Why is NaOH concentration often unknown?
NaOH is hygroscopic (absorbs moisture from the air) and also reacts with CO₂ to form sodium carbonate (Na₂CO₃). These properties make it difficult to weigh out precise amounts of pure NaOH, so its solutions must be standardized before use.
Can I use this calculator for other acids besides HCl?
Yes, but you must adjust the reaction ratio. For example, if you are using sulfuric acid (H₂SO₄), which is diprotic, the reaction ratio would be 1:2 (1 mole of H₂SO₄ reacts with 2 moles of NaOH).
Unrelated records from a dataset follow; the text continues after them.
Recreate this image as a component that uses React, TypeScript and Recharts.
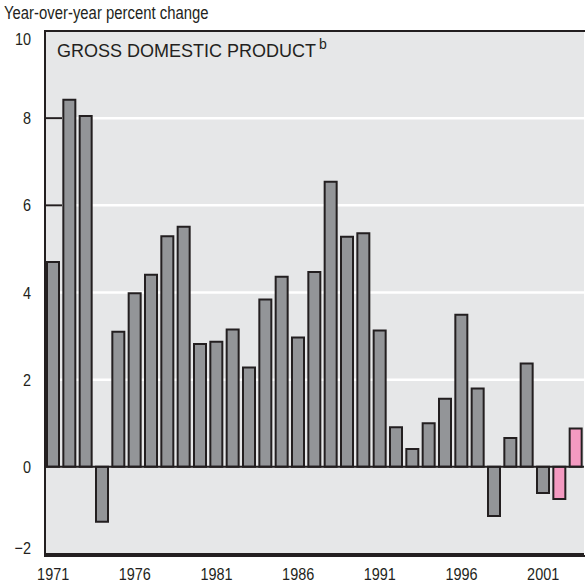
import React from 'react';
import { BarChart, Bar, Cell, XAxis, YAxis, CartesianGrid, ReferenceLine } from 'recharts';

const years = [
  1971, 1972, 1973, 1974, 1975, 1976, 1977, 1978, 1979, 1980,
  1981, 1982, 1983, 1984, 1985, 1986, 1987, 1988, 1989, 1990,
  1991, 1992, 1993, 1994, 1995, 1996, 1997, 1998, 1999, 2000,
  2001, 2002, 2003,
];

const gdpChange = [
  4.7, 8.42, 8.05, -1.26, 3.1, 3.98, 4.41, 5.29, 5.51, 2.82,
  2.87, 3.15, 2.28, 3.84, 4.36, 2.97, 4.47, 6.54, 5.28, 5.36,
  3.13, 0.91, 0.41, 1.0, 1.56, 3.49, 1.8, -1.13, 0.66, 2.37,
  -0.6, -0.74, 0.88,
];

// years drawn in pink
const forecastYears = [2002, 2003];

const yTicks = [-2, 0, 2, 4, 6, 8, 10];
const gridLevels = [2, 4, 6, 8];

const chartData = years.map((y, i) => ({ year: String(y), value: gdpChange[i] }));

const INK = '#231f20';
const font = '"Liberation Sans", Arial, Helvetica, sans-serif';
const SQUEEZE = 0.85;

const fmtY = (v: number) => (v < 0 ? '\u2212' + Math.abs(v) : String(v));

const yMax = Math.max(...yTicks);
const yMin = Math.min(...yTicks);

// condensed-looking tick text (no narrow font installed)
const NarrowTick = (props: any) => {
  const { x, y, payload, textAnchor, dy, isY } = props;
  const v = payload.value;
  // inward tick only where the first bar doesn't sit on it
  const showMark = isY && (v > Math.max(0, gdpChange[0]) || v < Math.min(0, gdpChange[0]));
  let shift = 0;
  if (isY && v === yMax) shift = 8;
  if (isY && v === yMin) shift = -6;
  return (
    <g>
      {showMark && <line x1={x + 14} x2={x + 31} y1={y} y2={y} stroke={INK} strokeWidth={2} />}
      <text
        transform={`translate(${x},${y + shift}) scale(${SQUEEZE},1)`}
        textAnchor={textAnchor}
        dy={isY ? '0.355em' : dy ?? '0.71em'}
        fill={INK}
        fontSize={17}
        fontFamily={font}
      >
        {isY ? fmtY(v) : v}
      </text>
    </g>
  );
};

export default function App() {
  return (
    <div style={{ position: 'absolute', left: 0, top: 0, width: 585, height: 586, background: '#fff' }}>
      <BarChart
        width={585}
        height={586}
        data={chartData}
        margin={{ top: 31, right: 1, bottom: 0, left: 0 }}
        barCategoryGap={2}
      >
        <CartesianGrid
          vertical={false}
          fill="#e6e7e8"
          fillOpacity={1}
          stroke="#ffffff"
          strokeWidth={2.5}
          horizontalValues={gridLevels}
        />
        <XAxis
          dataKey="year"
          height={32}
          interval={4}
          tickLine={false}
          tickSize={0}
          tickMargin={14}
          axisLine={{ stroke: INK, strokeWidth: 2 }}
          tick={<NarrowTick />}
        />
        <YAxis
          width={45}
          domain={[-2, 10]}
          ticks={yTicks}
          tickLine={false}
          tickSize={0}
          tickMargin={14}
          axisLine={{ stroke: INK, strokeWidth: 2 }}
          tick={<NarrowTick isY />}
        />
        <Bar dataKey="value" stroke={INK} strokeWidth={2} isAnimationActive={false}>
          {chartData.map((d) => (
            <Cell key={d.year} fill={forecastYears.includes(Number(d.year)) ? '#f49ac1' : '#939598'} />
          ))}
        </Bar>
        <ReferenceLine y={0} stroke={INK} strokeWidth={2} />
      </BarChart>
      {/* plot frame */}
      <div style={{ position: 'absolute', left: 44, top: 30, width: 539, height: 523, border: `2px solid ${INK}`, pointerEvents: 'none' }} />
      <div style={{ position: 'absolute', left: 4, top: 3, fontFamily: font, fontSize: 17.5, color: INK, whiteSpace: 'nowrap', transform: `scaleX(${SQUEEZE})`, transformOrigin: 'left top' }}>
        Year-over-year percent change
      </div>
      <div style={{ position: 'absolute', left: 57, top: 41, fontFamily: font, fontSize: 18, color: INK, whiteSpace: 'nowrap' }}>
        GROSS DOMESTIC PRODUCT
        <sup style={{ fontSize: 14, verticalAlign: 'top', position: 'relative', top: -5, marginLeft: 3 }}>b</sup>
      </div>
    </div>
  );
}
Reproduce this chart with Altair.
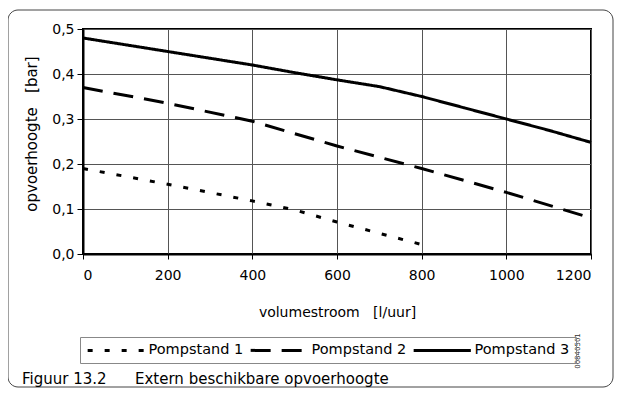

Select the appropriate ratio in the calculator.
How do I determine the equivalence point volume from a titration graph?
The equivalence point is typically the volume at which the titration curve shows the steepest slope (inflection point). For strong acid-strong base titrations, this is often the midpoint of the vertical portion of the curve. You can also use the first derivative of the curve (ΔpH/ΔV) to locate the maximum, which corresponds to the equivalence point.
What is the difference between endpoint and equivalence point?
The equivalence point is the theoretical point where the titrant and analyte are stoichiometrically equivalent. The endpoint is the experimental observation (e.g., color change of an indicator) that signals the equivalence point has been reached. Ideally, the endpoint and equivalence point coincide, but slight discrepancies can occur due to indicator limitations.
How accurate is this calculator?
The calculator's accuracy depends on the precision of the input values (titrant concentration, volumes). Assuming the inputs are accurate to four significant figures, the calculated NaOH concentration will also be precise to four significant figures. For most laboratory applications, this level of precision is sufficient.
Can I use this calculator for back-titrations?
This calculator is designed for direct titrations where the titrant reacts directly with the analyte. For back-titrations (where an excess of a standard reagent is added to the analyte, and the excess is then titrated), a different approach is required. However, the same stoichiometric principles apply.